Más adelante, ya en el corazón pueblerino, los puesteros siguen rodeando la plaza y el viejo algarrobo que cobijó al general Manuel Belgrano y a su tropa en tiempos de la campaña por la Independencia, por suerte, permanece estoico junto a la Iglesia de Santa Rosa de Lima, que reluce su fachada como la más acabada expresión de la arquitectura colonial, una reliquia en pie desde 1778.

DATOS ÚTILES. Información útil para visitar Jujuy.

En plena siesta jujeña, el sol araña el piso de tierra y los ajenos avanzan por las callecitas con un ritmo cansino que parece emular los pasos cortos de los vecinos. Afuera del poblado, las franjas minerales ondulan sobre la montaña en una puesta en escena natural que no deja más remedio que usar la cámara desde los miradores para llevarse un recorte panorámico de esos que ganan los mejores elogios.

El “Pueblo de tierra virgen” (en lengua aimara) es una invitación a tener los ojos bien abiertos y los sentidos en alerta para absorber todo lo que se pueda.

Siguiente escala

Un poco más adelante, a unos 25 kilómetros, está Tilcara, que para los locales es el pueblo “cosmopolita” de la región. A falta de una, tiene dos plazas, una capilla con cúpulas puntiagudas, restaurantes, peñas y una fiesta popular que se las trae: el enero tilcareño. La música vive día y noche como el sonido del agua del Huasamayo.

Con fuerte impronta colonial, las arterias centrales muestran enormes baldosas hexagonales y fachadas tradicionales con faroles de hierro negro que se encienden cuando cae la tarde; entonces el clima es aún más acogedor para quien pasa por aquí.

Un paseo ineludible es el famoso Pucará, la mejor conservada de una serie de fortalezas indígenas de la época preincaica, y otros museos a cielo abierto para desandar el camino de quienes pisaron estos suelos hace miles de años. A nivel aventura, un circuito recomendable es la Garganta del Diablo. Dos horas de caminata por senderos semi marcados que se internan entre los cerros buscando como destino final una cascada de 14 metros y su olla perfecta, premio para quienes llegan cansados y quieren refrescarse.

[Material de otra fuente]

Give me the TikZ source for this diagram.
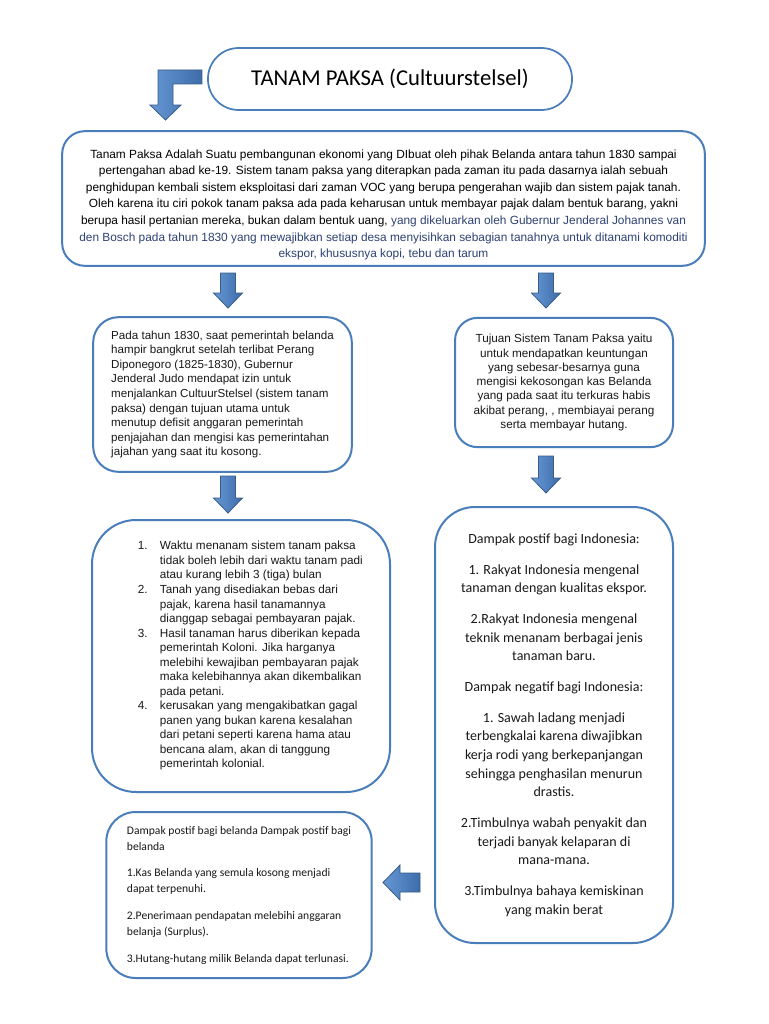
\documentclass[tikz,border=0pt]{standalone}
\usepackage{fontspec}
\setmainfont{Liberation Sans}
\newfontfamily\calib{Carlito}
\definecolor{boxblue}{RGB}{74,126,187}
\definecolor{arrlight}{RGB}{102,152,212}
\definecolor{arrdark}{RGB}{62,108,170}
\definecolor{arredge}{RGB}{56,93,138}
\definecolor{txtblue}{RGB}{45,65,115}
\definecolor{txt}{RGB}{25,25,25}
\tikzset{
  box/.style={draw=boxblue, line width=1.5pt, fill=white, text=txt, inner sep=0pt},
  blockarrow/.style={left color=arrlight, right color=arrdark, draw=arredge, line width=0.6pt, line join=miter},
  pics/downarr/.style n args={2}{code={
    \draw[blockarrow] (-7.5,0) -- (7.5,0) -- (7.5,#1) -- (14.5,#1) -- (0,#2) -- (-14.5,#1) -- (-7.5,#1) -- cycle;}}
}
\begin{document}
\begin{tikzpicture}[x=0.75pt,y=-0.75pt]
\useasboundingbox (0,0) rectangle (768,1024);
\fill[white] (0,0) rectangle (768,1024);

% title
\node[box, rounded corners=23pt, minimum width=273pt, minimum height=46.5pt, line width=1.3pt,
      font=\calib\fontsize{17}{20}\selectfont, text=black] (title) at (390,79) {TANAM PAKSA (Cultuurstelsel)};

% bent arrow
\draw[blockarrow] (202,70) -- (202,84) -- (173,84) -- (173,105) -- (181,105) -- (165.5,120) -- (150,105) -- (158,105) -- (158,70) -- cycle;

% box 1
\node[box, rounded corners=17pt, minimum width=482pt, minimum height=101pt, align=center, text=black,
      font=\fontsize{8.9}{12.4}\selectfont] (b1) at (383.5,198.5) {%
\rule{0pt}{16pt}Tanam Paksa Adalah Suatu pembangunan ekonomi yang DIbuat oleh pihak Belanda antara tahun 1830 sampai\\
pertengahan abad ke-19. Sistem tanam paksa yang diterapkan pada zaman itu pada dasarnya ialah sebuah\\
penghidupan kembali sistem eksploitasi dari zaman VOC yang berupa pengerahan wajib dan sistem pajak tanah.\\
Oleh karena itu ciri pokok tanam paksa ada pada keharusan untuk membayar pajak dalam bentuk barang, yakni\\
berupa hasil pertanian mereka, bukan dalam bentuk uang, \textcolor{txtblue}{yang dikeluarkan oleh Gubernur Jenderal Johannes van}\\
\textcolor{txtblue}{den Bosch pada tahun 1830 yang mewajibkan setiap desa menyisihkan sebagian tanahnya untuk ditanami komoditi}\\
\textcolor{txtblue}{ekspor, khususnya kopi, tebu dan tarum}};

% arrows below box 1
\pic at (228,273) {downarr={20}{35}};
\pic at (546,273) {downarr={20}{35}};

% box 2
\node[box, rounded corners=19pt, minimum width=194pt, minimum height=116pt, align=left,
      font=\fontsize{8.7}{10.9}\selectfont] (b2) at (222.5,394.5) {%
Pada tahun 1830, saat pemerintah belanda\\
hampir bangkrut setelah terlibat Perang\\
Diponegoro (1825-1830), Gubernur\\
Jenderal Judo mendapat izin untuk\\
menjalankan CultuurStelsel (sistem tanam\\
paksa) dengan tujuan utama untuk\\
menutup defisit anggaran pemerintah\\
penjajahan dan mengisi kas pemerintahan\\
jajahan yang saat itu kosong.};

% box 3
\node[box, rounded corners=17pt, minimum width=163.5pt, minimum height=97pt, align=center,
      font=\fontsize{8.8}{10.7}\selectfont] (b3) at (564,382.5) {%
Tujuan Sistem Tanam Paksa yaitu\\
untuk mendapatkan keuntungan\\
yang sebesar-besarnya guna\\
mengisi kekosongan kas Belanda\\
yang pada saat itu terkuras habis\\
akibat perang, , membiayai perang\\
serta membayar hutang.};

% arrows below box 2 and box 3
\pic at (228,476) {downarr={22}{37}};
\pic at (546,456) {downarr={22}{37}};

% box 4
\node[box, rounded corners=33pt, minimum width=223.5pt, minimum height=204pt,
      font=\fontsize{8.8}{10.9}\selectfont] (b4) at (241,656) {%
\hspace*{14pt}\begin{tabular}{@{}p{16.5pt}@{}l@{}}
1.&Waktu menanam sistem tanam paksa\\
&tidak boleh lebih dari waktu tanam padi\\
&atau kurang lebih 3 (tiga) bulan\\
2.&Tanah yang disediakan bebas dari\\
&pajak, karena hasil tanamannya\\
&dianggap sebagai pembayaran pajak.\\
3.&Hasil tanaman harus diberikan kepada\\
&pemerintah Koloni. Jika harganya\\
&melebihi kewajiban pembayaran pajak\\
&maka kelebihannya akan dikembalikan\\
&pada petani.\\
4.&kerusakan yang mengakibatkan gagal\\
&panen yang bukan karena kesalahan\\
&dari petani seperti karena hama atau\\
&bencana alam, akan di tanggung\\
&pemerintah kolonial.
\end{tabular}};

% box 5
\node[box, rounded corners=30pt, minimum width=178.5pt, minimum height=327pt, align=center,
      font=\calib\fontsize{10.5}{14}\selectfont] (b5) at (554,725) {%
Dampak postif bagi Indonesia:\\[9pt]
1. Rakyat Indonesia mengenal\\
tanaman dengan kualitas ekspor.\\[9pt]
2.Rakyat Indonesia mengenal\\
teknik menanam berbagai jenis\\
tanaman baru.\\[9pt]
Dampak negatif bagi Indonesia:\\[9pt]
1. Sawah ladang menjadi\\
terbengkalai karena diwajibkan\\
kerja rodi yang berkepanjangan\\
sehingga penghasilan menurun\\
drastis.\\[9pt]
2.Timbulnya wabah penyakit dan\\
terjadi banyak kelaparan di\\
mana-mana.\\[9pt]
3.Timbulnya bahaya kemiskinan\\
yang makin berat};

% left arrow
\draw[blockarrow] (420,873) -- (420,892) -- (400,892) -- (400,900) -- (383,882.5) -- (400,865) -- (400,873) -- cycle;

% box 6
\node[box, rounded corners=22pt, minimum width=199pt, minimum height=124.5pt, align=left,
      font=\calib\fontsize{8.7}{12}\selectfont] (b6) at (239,895) {%
Dampak postif bagi belanda Dampak postif bagi\\
belanda\\[8pt]
1.Kas Belanda yang semula kosong menjadi\\
dapat terpenuhi.\\[8pt]
2.Penerimaan pendapatan melebihi anggaran\\
belanja (Surplus).\\[8pt]
3.Hutang-hutang milik Belanda dapat terlunasi.};
\end{tikzpicture}
\end{document}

Un dato llamativo es que, pese a su tamaño, Tilcara tiene cinco museos: el Arqueológico es el más interesante y uno de los más importantes de todo el norte.

Último destino

Siguiendo el orden, Humahuaca, a poco más de 40 kilómetros al norte, es la última parada. El ABC de las visitas conduce a la iglesia de la Candelaria y a prestar atención a los cuadros de la escuela cusqueña. Enfrente, a escasos pasos, se encuentra el Cabildo, que guarda un secreto a voces: a las 12 en punto del mediodía una imagen articulada en tamaño natural de San Francisco Solano sale del reloj para bendecir a los presentes. Luego, lo ideal es llegarse a la plaza central, desde donde parten unas escaleras que conducen al monumento a la Independencia, construido en 1950.

A la tardecita, a la hora del mate, hay que comprar al paso unas tortillas rellenas de jamón y queso para acompañar la planificación mental de un posible regreso a principios de la cuaresma.

En esa fecha se desarrolla uno de los carnavales más importantes del país, una manifestación popular milenaria introducida por la conquista española y fusionada con rituales autóctonos destinados a celebrar la fecundidad de la tierra. Con máscaras y al compás de anatas, erquenchos y sicuris, les dan aún más color a las callecitas estrechas y adoquinadas.